An integral transformed to arctan series

Question

I wanted to calculate this one$\displaystyle\int\limits_{0}^{\infty} \dfrac{\sin 2x}{x(\cos x+\cosh x)}\; dx$

I used $\displaystyle 2\sum\limits_{k=1}^{\infty}(-1)^{k-1}\sin kx e^{-kx}=\dfrac{\sin x}{\cos x+\cosh x}$ and after all efforts it reduced to

$\displaystyle \sum\limits_{k=1}^{\infty} (-1)^{k-1} \arctan(2k^2)$ and now this seems quite confusing to me.

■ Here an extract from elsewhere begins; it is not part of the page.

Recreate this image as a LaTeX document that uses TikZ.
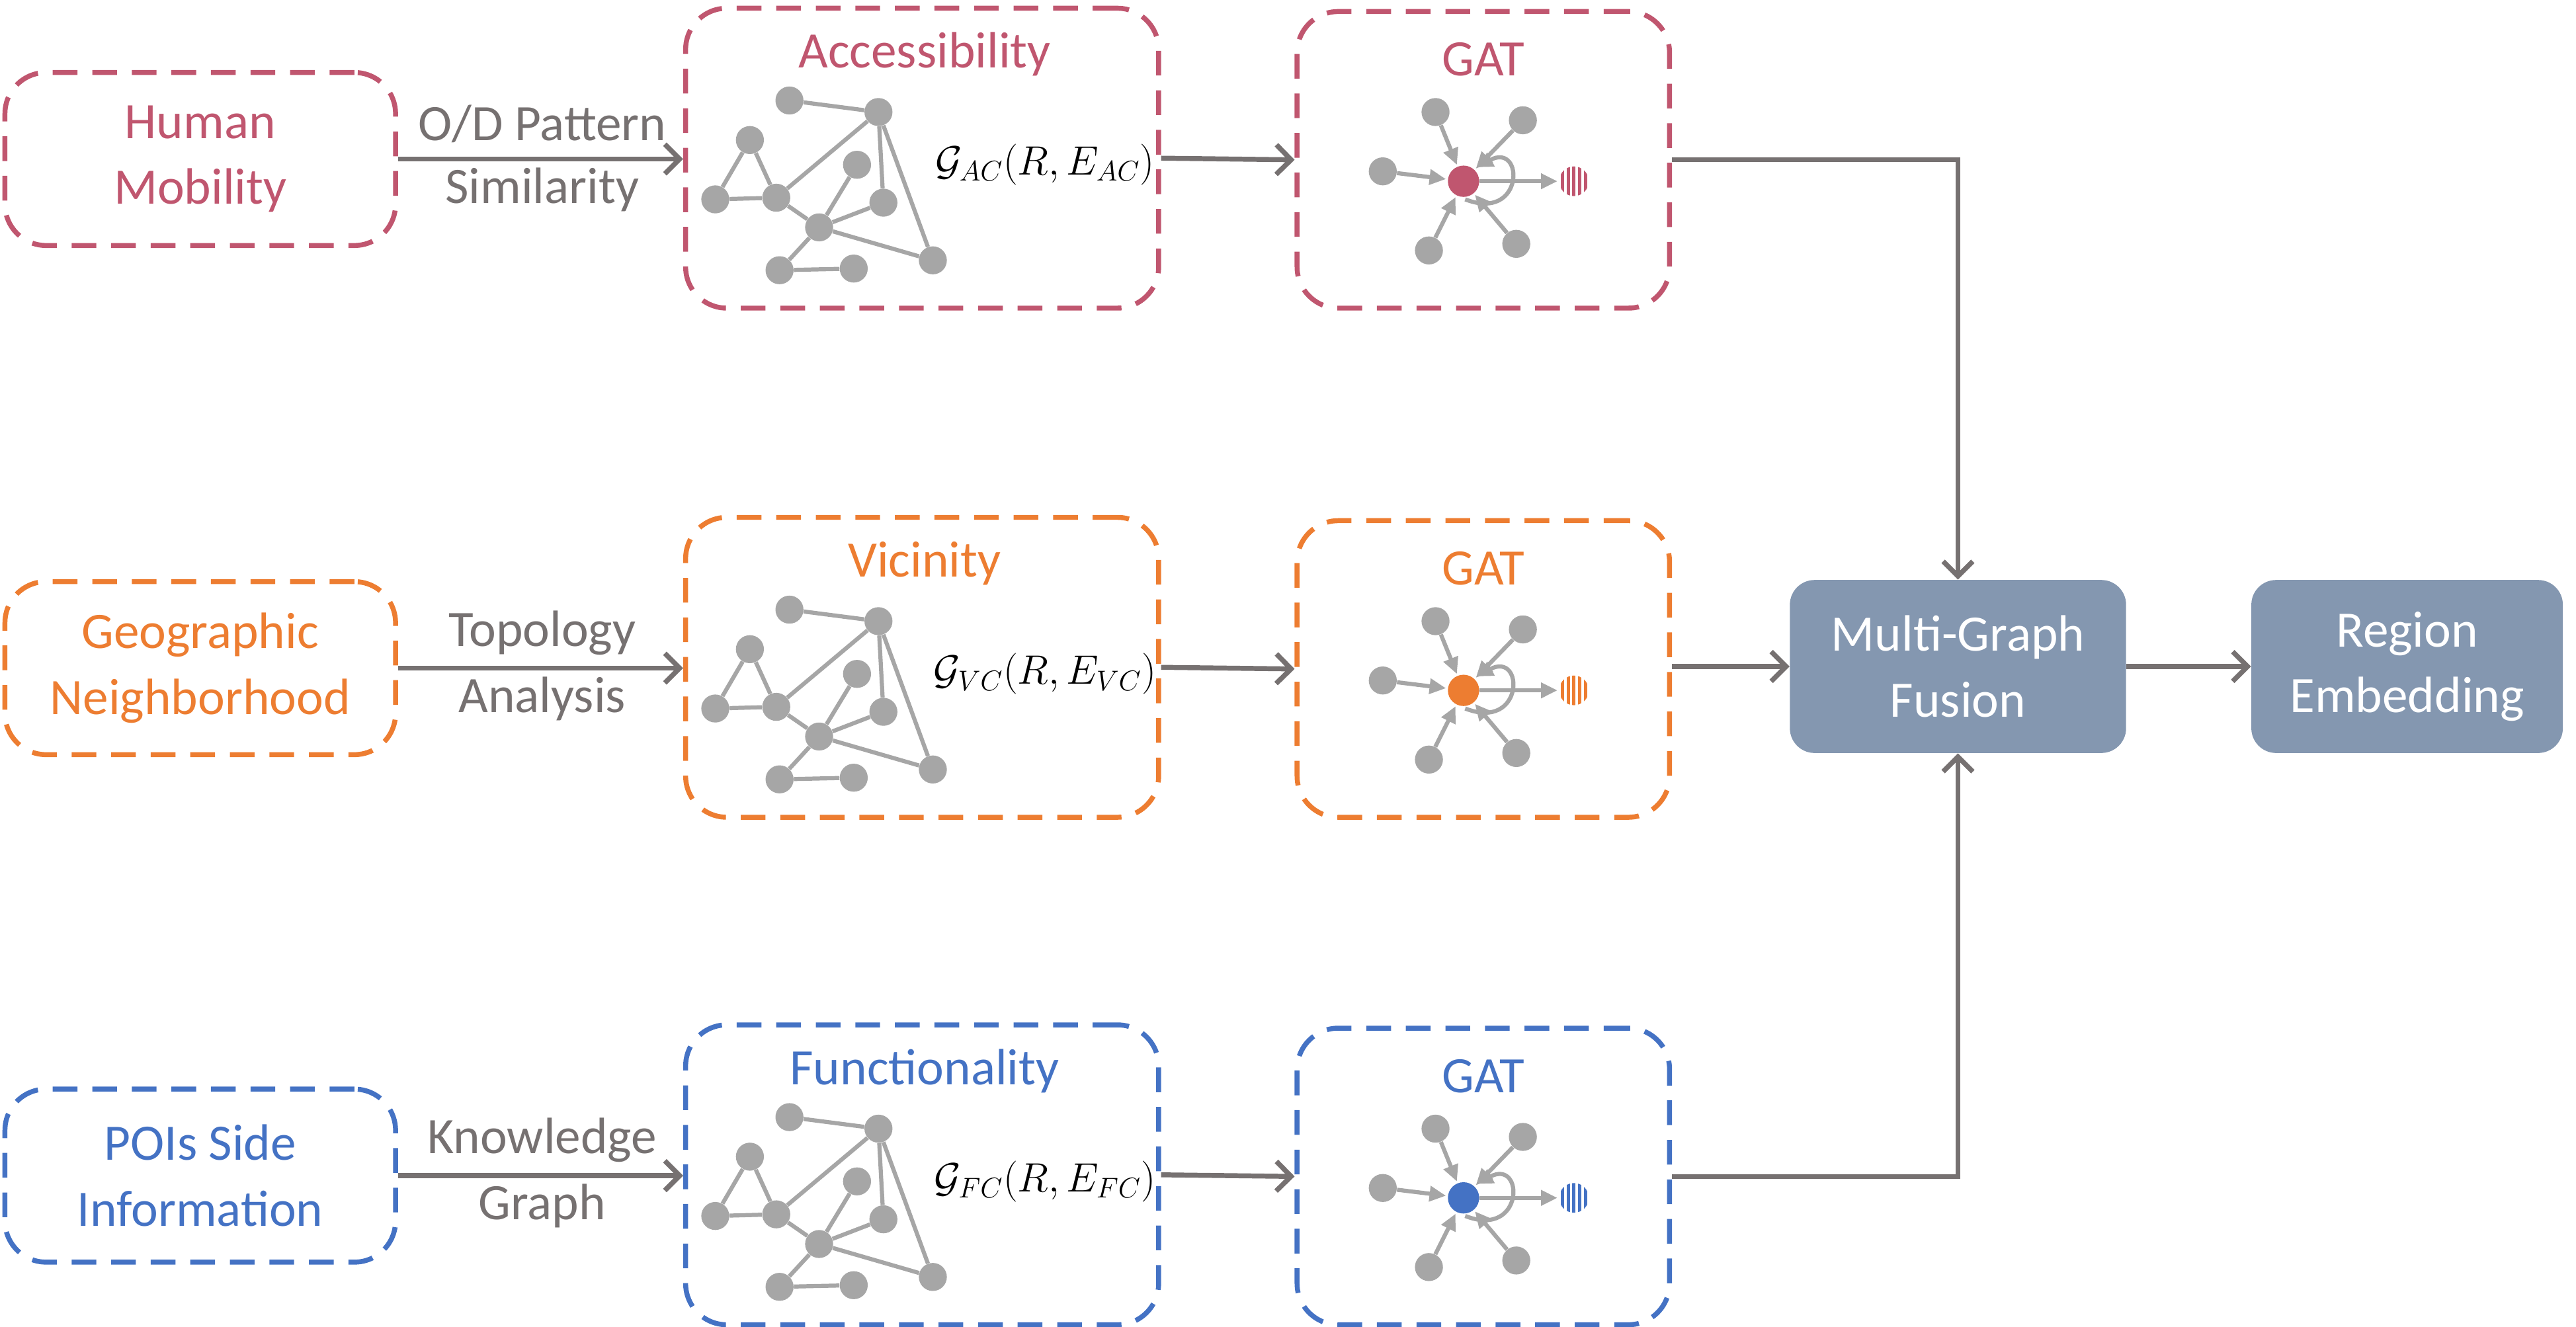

Please share if anyone has any inspiring solution.

Maybe I've done some mistake while reducing it to a sum,

Answer 1

Hint

You nicely obtained $$\displaystyle\int\limits_{0}^{\infty} \dfrac{\sin 2x}{x(\cos x+\cosh x)}\; dx=\color{red}{2}\sum\limits_{k=1}^{\infty} (-1)^{k-1} \arctan(2k^2)$$ Now, consider $$u_k=(-1)^{k-1} \arctan(2k^2)$$ which gives $$u_{k+1}+u_k=(-1)^k \left(\arctan(2(k+1)^2)-\arctan(2k^2) \right)$$ which simplifies to $$u_{k+1}+u_k=(-1)^k \tan ^{-1}\left(\frac{2(k+1)}{1+4 k^2 (k+1)^2}\right)$$ and, as MyGlasses commented, you face a convergent series.